Вероятно, «молодой» человек был в отместку за опущенного мной «товарища»: не мог же майор не заметить ранней седины на далеко не юной башке моей. Да и встретились мы как-никак по случаю оформления пенсии за выслугу…
Разыскав серую папочку, полистав в ней, так и не глядя мне в лицо, майор объявил глуховатым голосом:
— А вот выслугу лет, молодой человек, вам при увольнении исчислили ошибочно. Завысили. — Он вроде бы обрадовался, сообщая мне столь неприятное известие. — Поясняю: боевые действия Карельского фронта завершились раньше девятого мая сорок пятого года, кроме того, в сорок втором году вы находились четыре месяца в резервном полку, так что ваша правильная льготная выслуга составляет двадцать четыре года и восемь месяцев. Четырех месячишек до полной пенсии не хватает. Все понятно?
— Не все, майор. Например, чему вы радуетесь? Вам же не из своего кармана мне платить. Не полагается полной, а какая-нибудь полагается?
Он пощелкал на старых счетах и объяснил, если я не намерен опротестовывать его расчет, майор может сейчас же выписать пенсионную книжку, согласно которой я буду получать сорок процентов от последнего должностного оклада…
— В рублях сколько? — Спросил я.
— Семьдесят восемь в месяц.
— Выписывайте, — сказал я. — Опротестовывать ничего не буду, просить и жаловаться — тоже.

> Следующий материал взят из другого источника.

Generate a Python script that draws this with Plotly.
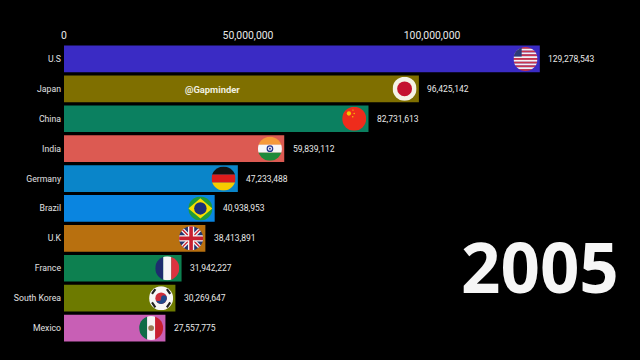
import base64
import plotly.graph_objects as go

countries = ["U.S", "Japan", "China", "India", "Germany", "Brazil", "U.K", "France", "South Korea", "Mexico"]
values = [129278543, 96425142, 82731613, 59839112, 47233488, 40938953, 38413891, 31942227, 30269647, 27557775]
bar_colors = ["#3a2bc4", "#7f6f00", "#0b8060", "#dc5a52", "#0a85c9", "#0a85e0", "#b8700f", "#0d8050", "#6d7a00", "#c85fb5"]
tick_values = [0, 50000000, 100000000]
tick_labels = ["0", "50,000,000", "100,000,000"]
year_label = "2005"
watermark = "@Gapminder"

def stripes_v(cols):
    w = 100 / len(cols)
    return "".join(f'<rect x="{i*w}" y="0" width="{w+0.5}" height="100" fill="{c}"/>' for i, c in enumerate(cols))

def stripes_h(cols):
    h = 100 / len(cols)
    return "".join(f'<rect x="0" y="{i*h}" width="100" height="{h+0.5}" fill="{c}"/>' for i, c in enumerate(cols))

us = "".join(f'<rect x="0" y="{i*100/13}" width="100" height="{100/13+0.3}" fill="{"#c8344a" if i % 2 == 0 else "#f4f0f0"}"/>' for i in range(13)) + '<rect x="0" y="0" width="34" height="40" fill="#2c3a78"/>'
japan = '<rect width="100" height="100" fill="#f5f3e6"/><circle cx="50" cy="50" r="31" fill="#c4122f"/>'
china = '<rect width="100" height="100" fill="#ee2c1c"/><circle cx="28" cy="28" r="9" fill="#f7c600"/><circle cx="45" cy="14" r="3" fill="#f7c600"/><circle cx="50" cy="28" r="3" fill="#f7c600"/><circle cx="44" cy="42" r="3" fill="#f7c600"/>'
india = stripes_h(["#f59a3a", "#f7f7f7", "#1f8a3a"]) + '<circle cx="50" cy="50" r="14" fill="#20308a"/><circle cx="50" cy="50" r="9" fill="#e8e8f4"/><circle cx="50" cy="50" r="4" fill="#20308a"/>'
germany = stripes_h(["#111111", "#dd1c1c", "#f7cc00"])
brazil = '<rect width="100" height="100" fill="#1f9a3a"/><polygon points="50,8 100,50 50,92 0,50" fill="#f7df00"/><circle cx="50" cy="50" r="26" fill="#1c2f78"/>'
uk = ('<rect width="100" height="100" fill="#24356f"/><path d="M0,0L100,100M100,0L0,100" stroke="#f4f4f4" stroke-width="16"/>'
      '<path d="M0,0L100,100M100,0L0,100" stroke="#c8202f" stroke-width="6"/><path d="M50,0V100M0,50H100" stroke="#f4f4f4" stroke-width="26"/>'
      '<path d="M50,0V100M0,50H100" stroke="#c8202f" stroke-width="15"/>')
france = stripes_v(["#1d2d6e", "#f7f7f7", "#dd3340"])
korea = ('<rect width="100" height="100" fill="#f7f7f7"/><circle cx="50" cy="50" r="24" fill="#cd2e3a"/><path d="M26,50A24,24 0 0 0 74,50A12,12 0 0 0 50,50A12,12 0 0 1 26,50Z" fill="#1f4a8c"/>'
         '<path d="M12,32L26,12M74,12L88,32M12,68L26,88M74,88L88,68" stroke="#222222" stroke-width="9"/>')
mexico = stripes_v(["#0f6b47", "#f4f4f4", "#c8202f"]) + '<circle cx="50" cy="50" r="12" fill="#9a7a55"/>'
flags = [us, japan, china, india, germany, brazil, uk, france, korea, mexico]

def flag_uri(body):
    svg = f'<svg xmlns="http://www.w3.org/2000/svg" viewBox="0 0 100 100" width="100" height="100"><clipPath id="c"><circle cx="50" cy="50" r="50"/></clipPath><g clip-path="url(#c)">{body}</g></svg>'
    return "data:image/svg+xml;base64," + base64.b64encode(svg.encode()).decode()

X_MAX = 156500000
PX_PER_UNIT = 576 / X_MAX
FLAG_PX = 24
images = []
for i, (v, body) in enumerate(zip(values, flags)):
    images.append(dict(source=flag_uri(body), xref="x", yref="y", x=v - 14.3 / PX_PER_UNIT, y=i,
                       sizex=FLAG_PX / PX_PER_UNIT, sizey=FLAG_PX / 29.89, xanchor="center", yanchor="middle",
                       sizing="stretch", layer="above"))

fig = go.Figure(go.Bar(
    x=values, y=countries, orientation="h", marker=dict(color=bar_colors, line=dict(width=0)), width=0.893,
    hoverinfo="skip"))

value_notes = [dict(text=f"{v:,}", xref="x", yref="y", x=v, y=c, xshift=6.5, xanchor="left", yanchor="middle",
                    showarrow=False, font=dict(family="Roboto", size=8.5, color="#e8e8e8"))
               for v, c in zip(values, countries)]

fig.update_layout(
    width=640, height=360, autosize=False,
    paper_bgcolor="#000000", plot_bgcolor="#000000", showlegend=False,
    margin=dict(l=64, r=0, t=43.75, b=17.35, pad=0),
    font=dict(family="Roboto", color="#e8e8e8", size=10),
    images=images,
    annotations=value_notes + [
        dict(text=f"<b>{year_label}</b>", xref="paper", yref="paper", x=(539.7 - 64) / 576, y=(342.65 - 265.5) / 298.9,
             xanchor="center", yanchor="middle", showarrow=False,
             font=dict(family="Open Sans", size=69, color="#f6f6f6")),
        dict(text=f"<b>{watermark}</b>", xref="x", yref="y", x=40350000, y=countries[1], yshift=-1,
             xanchor="center", yanchor="middle", showarrow=False,
             font=dict(family="Roboto", size=9.4, color="#f0f0e0")),
    ],
)
fig.update_xaxes(side="top", range=[0, X_MAX], tickvals=tick_values, ticktext=tick_labels,
                 showgrid=False, zeroline=False, showline=False, ticks="", ticklabelstandoff=2,
                 tickfont=dict(family="Roboto", size=10.4, color="#e8e8e8"))
fig.update_yaxes(type="category", categoryorder="array", categoryarray=countries, range=[9.5, -0.5],
                 showgrid=False, zeroline=False, showline=False, ticks="", ticklabelstandoff=2,
                 tickfont=dict(family="Roboto", size=8.7, color="#e0e0e0"))
fig.write_html("out.html", config=dict(displayModeBar=False),
               post_script="document.body.style.margin='0';document.body.style.background='#000';")
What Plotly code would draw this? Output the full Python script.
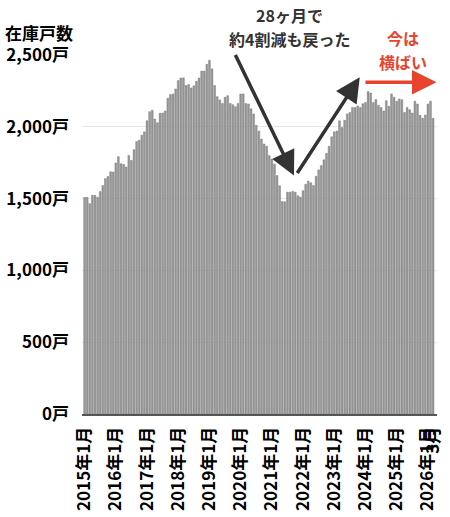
import plotly.graph_objects as go

# 首都圏 中古マンション在庫戸数（月次, 2015年1月〜2026年3月）
stock = [
    1509, 1509, 1465, 1523, 1523, 1509, 1549, 1591, 1640, 1654, 1687, 1685,  # 2015
    1748, 1792, 1743, 1738, 1720, 1801, 1766, 1841, 1897, 1907, 1942, 1965,  # 2016
    2042, 2105, 2115, 2054, 2028, 2094, 2096, 2110, 2199, 2225, 2229, 2264,  # 2017
    2322, 2339, 2341, 2287, 2294, 2271, 2285, 2318, 2339, 2388, 2388, 2435,  # 2018
    2463, 2404, 2287, 2210, 2187, 2163, 2206, 2217, 2163, 2154, 2140, 2163,  # 2019
    2229, 2229, 2163, 2159, 2125, 2090, 2010, 1970, 1915, 1880, 1865, 1800,  # 2020
    1775, 1740, 1660, 1590, 1480, 1478, 1545, 1545, 1550, 1545, 1520, 1510,  # 2021
    1555, 1600, 1622, 1610, 1592, 1655, 1700, 1730, 1770, 1815, 1865, 1930,  # 2022
    1965, 1970, 2042, 1995, 2045, 2090, 2100, 2135, 2135, 2145, 2135, 2160,  # 2023
    2170, 2245, 2235, 2170, 2190, 2150, 2135, 2110, 2182, 2143, 2229, 2206,  # 2024
    2178, 2194, 2189, 2100, 2135, 2119, 2096, 2178, 2159, 2080, 2059, 2082,  # 2025
    2159, 2178, 2059,                                                        # 2026
]

years = list(range(2015, 2027))
months = []
for y in years:
    for m in range(1, 13):
        months.append(f"{y}年{m}月")
months = months[:len(stock)]

# 目盛り: 各年1月 + 最終月
tick_idx = [i for i, lab in enumerate(months) if lab.endswith("年1月")] + [len(stock) - 1]
tick_text = [months[i] for i in tick_idx[:-1]] + ["3月"]

y_ticks = [0, 500, 1000, 1500, 2000, 2500]
y_text = [f"{v:,}戸" for v in y_ticks]

note_dark = ["28ヶ月で", "約4割減も戻った"]
note_red = ["今は", "横ばい"]

FONT = "Noto Sans CJK JP"
DARK = "#333333"
RED = "#e8432d"

# プロット領域（px）
TOP, BOTTOM = 55, 414.5
PLOT_H = BOTTOM - TOP

fig = go.Figure()

fig.add_trace(go.Bar(
    x=list(range(len(stock))),
    y=stock,
    customdata=months,
    marker=dict(color="#999999", line=dict(color="#707070", width=0.4)),
    hovertemplate="%{customdata}: %{y:,}戸<extra></extra>",
))

# 矢印（下落 → 回復 → 横ばい）
arrows = [
    dict(x=80.5, y=1660, ax=57.7, ay=2510, color=DARK),
    dict(x=105.8, y=2345, ax=81.4, ay=1668, color=DARK),
    dict(x=135.3, y=2310, ax=107.4, ay=2310, color=RED),
]
for a in arrows:
    fig.add_annotation(
        x=a["x"], y=a["y"], ax=a["ax"], ay=a["ay"],
        xref="x", yref="y", axref="x", ayref="y",
        text="", showarrow=True, arrowhead=2, arrowsize=1.4,
        arrowwidth=3.5, arrowcolor=a["color"], standoff=0, startstandoff=0,
    )

# 注記テキスト（1行ずつ置いて行間を合わせる）
for line, ypx in zip(note_dark, [15, 39]):
    fig.add_annotation(
        x=78.8, y=(BOTTOM - ypx) / PLOT_H, xref="x", yref="paper",
        text=line, showarrow=False,
        font=dict(family=FONT, size=16, color=DARK, weight="bold"),
        xanchor="center", yanchor="middle",
    )
for line, ypx in zip(note_red, [38, 62]):
    fig.add_annotation(
        x=122.3, y=(BOTTOM - ypx) / PLOT_H, xref="x", yref="paper",
        text=line, showarrow=False,
        font=dict(family=FONT, size=16, color=RED, weight="bold"),
        xanchor="center", yanchor="middle",
    )

fig.update_layout(
    width=450, height=517,
    margin=dict(l=82, r=13, t=TOP, b=517 - BOTTOM, autoexpand=False),
    paper_bgcolor="white", plot_bgcolor="white",
    showlegend=False, bargap=0.3,
    font=dict(family=FONT, size=16, color="black"),
    title=dict(
        text="在庫戸数", x=5 / 450, xanchor="left", xref="container",
        y=1 - 34 / 517, yanchor="middle", yref="container",
        font=dict(family=FONT, size=17, color="black", weight="bold"),
    ),
)

fig.update_xaxes(
    range=[-1, 135.5], automargin=False,
    tickmode="array", tickvals=tick_idx, ticktext=tick_text,
    tickangle=-90, ticks="",
    tickfont=dict(family=FONT, size=17, color="black", weight="bold"),
    ticklabelstandoff=4,
    showgrid=False, showline=True, linecolor="#555555", linewidth=2,
    zeroline=False,
)
fig.update_yaxes(
    range=[0, 2500], automargin=False,
    tickmode="array", tickvals=y_ticks, ticktext=y_text,
    tickfont=dict(family=FONT, size=17, color="black", weight="bold"),
    ticklabelstandoff=12,
    showgrid=True, gridcolor="#e8e8e8", gridwidth=1,
    zeroline=False,
)

# ページ余白をなくして図を左上に合わせる
fig.write_html(
    "out.html",
    config={"displayModeBar": False},
    post_script="document.body.style.margin='0';",
)
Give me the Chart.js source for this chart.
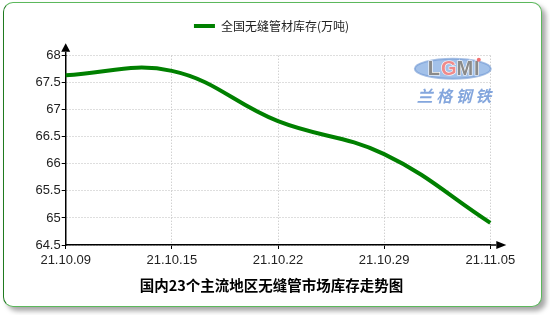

— А что — семьдесят восемь рублей каждый месяц, до конца жизни, — как мне показалось, сокрушенно произнес маленький военный чиновник, — не так и плохо. Вам не кажется, молодой человек, что многие могут вам позавидовать?
— Кажется! Еще как позавидуют, особенно если я протяну годов до девяноста, прикиньте на счетах, какие деньжищи набегут! И справедливо набегут. Мне знаете какая компенсация за одни разжалования причитается, будьте уверены!
— Разжалованный? — Он впервые взглянул на меня с интересом, — То-то мне сразу показалось… Да-а, дерзость не способствует, молодой человек, успешному прохождению по службе.
Тем не менее пенсионную книжку я получил.
А дальше? Очевидно, надо было думать о работе.
Переступая новый порог, на этот раз вполне гражданского кабинета, я понимал: тут меня никто не ждет, но, что было в мою пользу, — фронт, партийный стаж, не арестантская характеристика — спасибо Решетову, махнул по образцу: дело знает, к службе относится добросовестно, идеям предан…
Кабинет был маленький, светлый. На окне курчавился аспарагус.
На шкафу, набитом канцелярскими папками, топорщились традесканции. И веселые эти зеленые пятнышки сразу как-то прибавили мне надежды.